The manual state-sync bottleneck in product validation
Product teams validate new features against hollow ghost data because staging environments don't mirror production. PMs and engineers end up manually seeding data and importing scrubbed CSVs just to confirm simple outcomes.
Structural Read
Analysis
Observed Evidence
- Backend branching tools like InsForge indicate standard staging environments are too rigid for the fast iteration cycles required by outcome-based roadmapping.
- Roman Pichler’s call for PMs to be "Product Builders" is blocked by a technical wall: you can't build or test effectively without a safe, data-rich branch to work in.
- The manual overhead visible in tools like FolderPlus and TaskGPT shows that product context is scattered across local files and chat logs rather than embedded in the development environment.
- Autonomous agents like Devin require isolated, high-fidelity environments to execute tasks, which highlights that shared staging servers are too fragile for automated experimentation.
Who Is Holding It Together
The Senior PM and the Lead Engineer are currently duct-taping this process.
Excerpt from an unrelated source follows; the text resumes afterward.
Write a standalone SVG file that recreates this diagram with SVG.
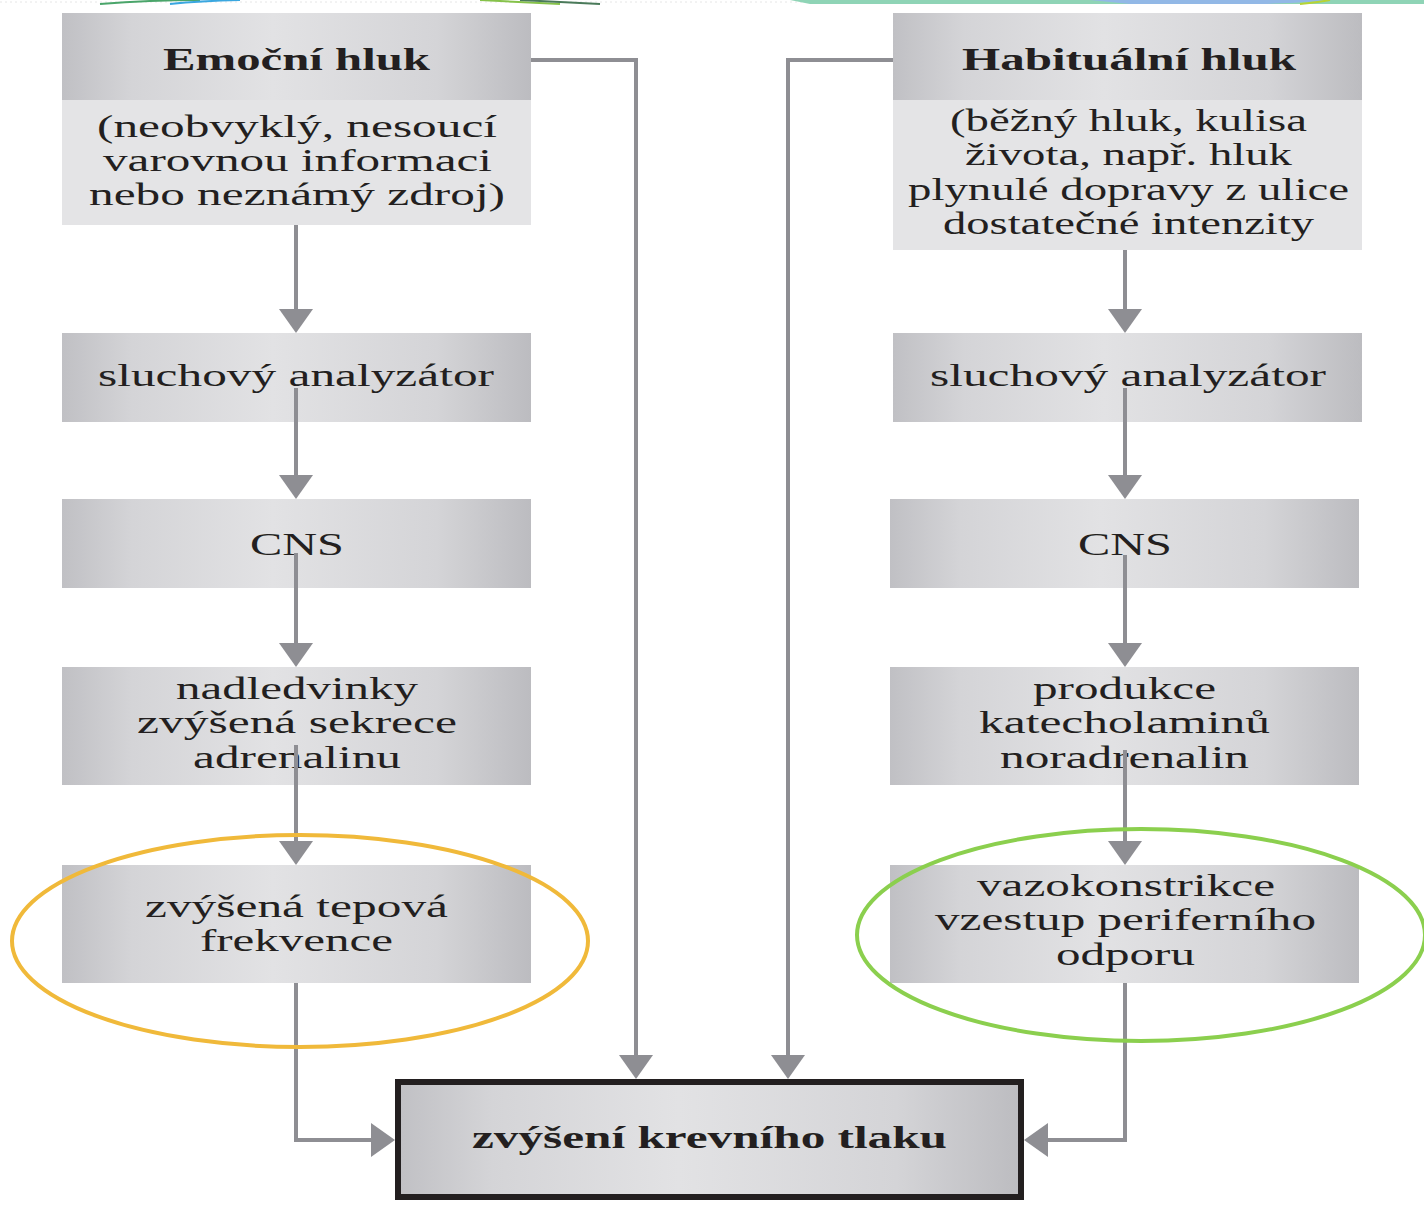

They spend time manually creating test accounts and scrubbed production data in staging just to reproduce complex bugs or specific user states and verify new UI flows against real-world edge cases.
Why Existing Tools and Institutions Still Fail
Current CI/CD pipelines are great at moving code, but they are terrible at moving state. Institutional security rules and SOC2 compliance usually forbid moving real production data into testing zones, which is reasonable, but it leaves the "builder" with a sterile sandbox that doesn't behave like the real world. Most Jira-style task managers track the idea of the work, but they have no connection to the actual data environment where the work is validated, leading to a permanent desync between "Task Complete" and "Feature Works."
Hidden Cost and Missing Infrastructure
The hidden cost is "validation lag"—the two-week delay where a feature sits finished in code but unverified in practice because the staging data was too stale to trust. This leads to "dark shipping," where teams bypass staging entirely and test in production, praying they don't break the live environment for real users.
The missing infrastructure is a state-aware branching layer that allows a PM or an agent to spin up a perfect, anonymized clone of a specific production state in seconds. We have code branching and infrastructure-as-code, but we lack "state-as-a-branch" that is accessible to the person actually responsible for the product outcome.
Non-Obvious Implication
When this layer finally stabilizes, the role of the QA engineer effectively disappears into the PM role. If a PM can instantly fork a production environment to verify a hypothesis with real-world complexity, the traditional handoff for "verification" becomes an unnecessary friction point. The PM moves from being a person who writes requirements to a person who signs off on state-changes directly.